Estimations from ag economists and hog industry marketers show the decline in hog processing between the last quarter of 2017 and first quarter of 2018 is comparable to the estimated on-farm losses, Dr. Glen Duizer, an animal health surveillance vet with Manitoba Agriculture, said during a telephone town hall last week.
“There has been a drop in finisher pigs (going for processing) through the last part of 2017, so December of 2017 and into this quarter,” he said during the call.
“The drop that was seen in pigs (heading for processing) in Manitoba is fairly close to the estimated loss in production … across the sow herds during the peak of the outbreak in late June and early July.”
Direct pig movement is the biggest risk that can lead to a PED outbreak, Manitoba Agriculture said.
About a third were infected due to direct animal movement. Factoring in the efficiency at which pigs are transported, it’s easy to see why, Duzier said.
“A sow barn would report clinical signs (of PED) on Tuesday and already it shipped pigs out on Monday,” he said. “If you think about that, there’s 52 weeks in a year and pigs are moving four to five times a week, you have 200 contacts to a barn per year just with transport.”
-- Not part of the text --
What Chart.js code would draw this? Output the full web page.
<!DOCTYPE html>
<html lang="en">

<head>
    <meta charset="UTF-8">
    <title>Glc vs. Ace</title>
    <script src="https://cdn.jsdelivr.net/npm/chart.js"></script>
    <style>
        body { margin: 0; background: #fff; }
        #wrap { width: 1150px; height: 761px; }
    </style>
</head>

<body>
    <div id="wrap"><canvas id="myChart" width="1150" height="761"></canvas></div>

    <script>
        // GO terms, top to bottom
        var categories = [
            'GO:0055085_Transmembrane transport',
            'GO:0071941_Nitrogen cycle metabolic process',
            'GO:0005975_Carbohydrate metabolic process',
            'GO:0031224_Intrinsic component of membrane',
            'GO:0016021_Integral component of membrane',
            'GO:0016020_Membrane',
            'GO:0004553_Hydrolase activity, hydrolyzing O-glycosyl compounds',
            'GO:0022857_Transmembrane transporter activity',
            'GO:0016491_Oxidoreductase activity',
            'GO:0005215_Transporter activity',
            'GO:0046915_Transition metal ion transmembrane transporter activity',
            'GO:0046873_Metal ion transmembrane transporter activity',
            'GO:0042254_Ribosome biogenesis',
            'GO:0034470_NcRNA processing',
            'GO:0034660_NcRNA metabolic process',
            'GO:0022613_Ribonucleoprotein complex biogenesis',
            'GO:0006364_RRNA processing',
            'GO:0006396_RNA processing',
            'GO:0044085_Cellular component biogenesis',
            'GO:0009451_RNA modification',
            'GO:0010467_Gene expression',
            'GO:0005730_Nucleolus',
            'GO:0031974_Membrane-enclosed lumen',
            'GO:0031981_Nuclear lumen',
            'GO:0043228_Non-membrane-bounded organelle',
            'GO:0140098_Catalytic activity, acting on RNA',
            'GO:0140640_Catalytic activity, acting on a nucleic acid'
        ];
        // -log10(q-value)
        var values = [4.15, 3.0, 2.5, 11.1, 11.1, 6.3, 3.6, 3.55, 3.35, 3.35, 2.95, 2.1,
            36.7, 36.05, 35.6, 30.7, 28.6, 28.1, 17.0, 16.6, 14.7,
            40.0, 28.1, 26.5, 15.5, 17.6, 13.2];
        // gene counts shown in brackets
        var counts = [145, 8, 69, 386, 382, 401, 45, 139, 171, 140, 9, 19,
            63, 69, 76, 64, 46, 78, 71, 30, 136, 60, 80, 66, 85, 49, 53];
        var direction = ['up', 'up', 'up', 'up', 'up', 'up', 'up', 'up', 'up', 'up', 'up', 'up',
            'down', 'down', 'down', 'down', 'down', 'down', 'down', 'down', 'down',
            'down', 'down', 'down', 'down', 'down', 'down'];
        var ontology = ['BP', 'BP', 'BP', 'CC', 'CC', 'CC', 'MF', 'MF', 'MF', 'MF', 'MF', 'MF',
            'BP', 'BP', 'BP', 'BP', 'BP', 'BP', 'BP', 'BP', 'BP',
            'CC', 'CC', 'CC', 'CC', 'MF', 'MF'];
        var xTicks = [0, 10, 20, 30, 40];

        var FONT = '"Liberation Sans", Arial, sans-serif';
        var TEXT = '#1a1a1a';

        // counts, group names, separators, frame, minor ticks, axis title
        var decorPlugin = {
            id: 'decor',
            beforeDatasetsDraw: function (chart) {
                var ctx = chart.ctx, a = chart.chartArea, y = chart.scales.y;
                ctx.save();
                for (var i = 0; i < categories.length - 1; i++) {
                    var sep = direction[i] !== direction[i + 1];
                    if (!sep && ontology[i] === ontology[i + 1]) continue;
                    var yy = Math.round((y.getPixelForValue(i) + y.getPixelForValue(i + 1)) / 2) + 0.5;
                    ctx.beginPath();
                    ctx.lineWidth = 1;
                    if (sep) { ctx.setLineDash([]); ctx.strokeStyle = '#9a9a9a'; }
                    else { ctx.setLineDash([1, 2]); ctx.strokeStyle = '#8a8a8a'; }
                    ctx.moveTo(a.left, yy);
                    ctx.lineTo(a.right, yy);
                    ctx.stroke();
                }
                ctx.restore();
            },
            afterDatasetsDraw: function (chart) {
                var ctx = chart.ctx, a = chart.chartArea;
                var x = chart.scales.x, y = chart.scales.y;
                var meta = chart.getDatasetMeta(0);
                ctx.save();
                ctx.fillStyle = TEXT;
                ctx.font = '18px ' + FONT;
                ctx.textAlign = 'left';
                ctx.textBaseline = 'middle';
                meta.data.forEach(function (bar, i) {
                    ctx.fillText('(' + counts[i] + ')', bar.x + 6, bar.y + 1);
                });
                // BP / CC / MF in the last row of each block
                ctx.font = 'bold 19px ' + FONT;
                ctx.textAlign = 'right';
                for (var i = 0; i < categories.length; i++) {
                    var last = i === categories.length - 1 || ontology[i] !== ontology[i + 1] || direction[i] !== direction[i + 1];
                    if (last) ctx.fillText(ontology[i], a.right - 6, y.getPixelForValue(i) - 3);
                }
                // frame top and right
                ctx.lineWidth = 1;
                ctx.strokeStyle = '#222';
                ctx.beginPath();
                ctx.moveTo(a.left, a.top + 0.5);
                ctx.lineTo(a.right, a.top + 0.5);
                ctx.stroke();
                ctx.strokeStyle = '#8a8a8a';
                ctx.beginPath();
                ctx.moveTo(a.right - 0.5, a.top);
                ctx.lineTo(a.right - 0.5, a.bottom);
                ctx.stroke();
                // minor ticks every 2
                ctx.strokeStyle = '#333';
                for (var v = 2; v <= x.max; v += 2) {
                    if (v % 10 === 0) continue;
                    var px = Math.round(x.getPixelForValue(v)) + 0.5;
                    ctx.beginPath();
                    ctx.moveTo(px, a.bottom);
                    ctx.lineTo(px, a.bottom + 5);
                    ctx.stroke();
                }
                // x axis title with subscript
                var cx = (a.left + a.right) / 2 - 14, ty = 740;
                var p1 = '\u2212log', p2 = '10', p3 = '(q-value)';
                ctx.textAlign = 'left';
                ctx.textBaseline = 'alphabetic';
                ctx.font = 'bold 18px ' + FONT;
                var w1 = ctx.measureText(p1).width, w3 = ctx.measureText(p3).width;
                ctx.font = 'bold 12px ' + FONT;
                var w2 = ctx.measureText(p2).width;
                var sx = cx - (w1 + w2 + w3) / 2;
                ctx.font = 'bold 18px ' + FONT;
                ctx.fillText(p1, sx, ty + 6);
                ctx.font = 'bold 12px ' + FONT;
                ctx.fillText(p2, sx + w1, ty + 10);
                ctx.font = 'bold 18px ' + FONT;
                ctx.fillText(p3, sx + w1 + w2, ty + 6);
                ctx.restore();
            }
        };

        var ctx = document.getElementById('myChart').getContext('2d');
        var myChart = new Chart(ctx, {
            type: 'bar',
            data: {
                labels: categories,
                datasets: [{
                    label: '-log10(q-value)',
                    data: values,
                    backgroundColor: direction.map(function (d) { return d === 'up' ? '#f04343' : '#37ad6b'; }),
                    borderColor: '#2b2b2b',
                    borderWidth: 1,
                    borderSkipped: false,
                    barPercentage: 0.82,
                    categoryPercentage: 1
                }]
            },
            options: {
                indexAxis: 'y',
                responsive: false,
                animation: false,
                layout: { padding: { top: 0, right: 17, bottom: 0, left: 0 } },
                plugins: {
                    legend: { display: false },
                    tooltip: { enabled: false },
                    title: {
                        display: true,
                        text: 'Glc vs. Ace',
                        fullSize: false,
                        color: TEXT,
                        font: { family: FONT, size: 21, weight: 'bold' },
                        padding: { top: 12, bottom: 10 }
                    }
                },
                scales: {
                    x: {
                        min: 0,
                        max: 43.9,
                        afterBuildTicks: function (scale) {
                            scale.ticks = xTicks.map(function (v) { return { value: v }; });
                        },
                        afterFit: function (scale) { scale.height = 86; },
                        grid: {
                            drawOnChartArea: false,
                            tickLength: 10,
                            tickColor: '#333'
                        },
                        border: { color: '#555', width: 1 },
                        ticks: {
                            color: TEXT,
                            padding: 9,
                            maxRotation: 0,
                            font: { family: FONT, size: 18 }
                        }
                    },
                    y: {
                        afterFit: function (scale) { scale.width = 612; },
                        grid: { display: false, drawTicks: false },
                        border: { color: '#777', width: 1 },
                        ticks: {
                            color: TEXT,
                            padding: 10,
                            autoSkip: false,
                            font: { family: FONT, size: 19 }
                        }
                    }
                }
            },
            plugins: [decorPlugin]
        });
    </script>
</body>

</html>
Almost all the infected farms in Manitoba are now PED free.
Out of the 90 impacted herds, 87 are presumptive negative or are transitioning to presumptive negative.
A presumptive negative means all facets of the farm have tested negative for PED, but a potential risk remains within manure storage systems.
Manitoba Agriculture’s goal is to move the remaining three herds on the presumptive negative list by the end of the month, Duzier said.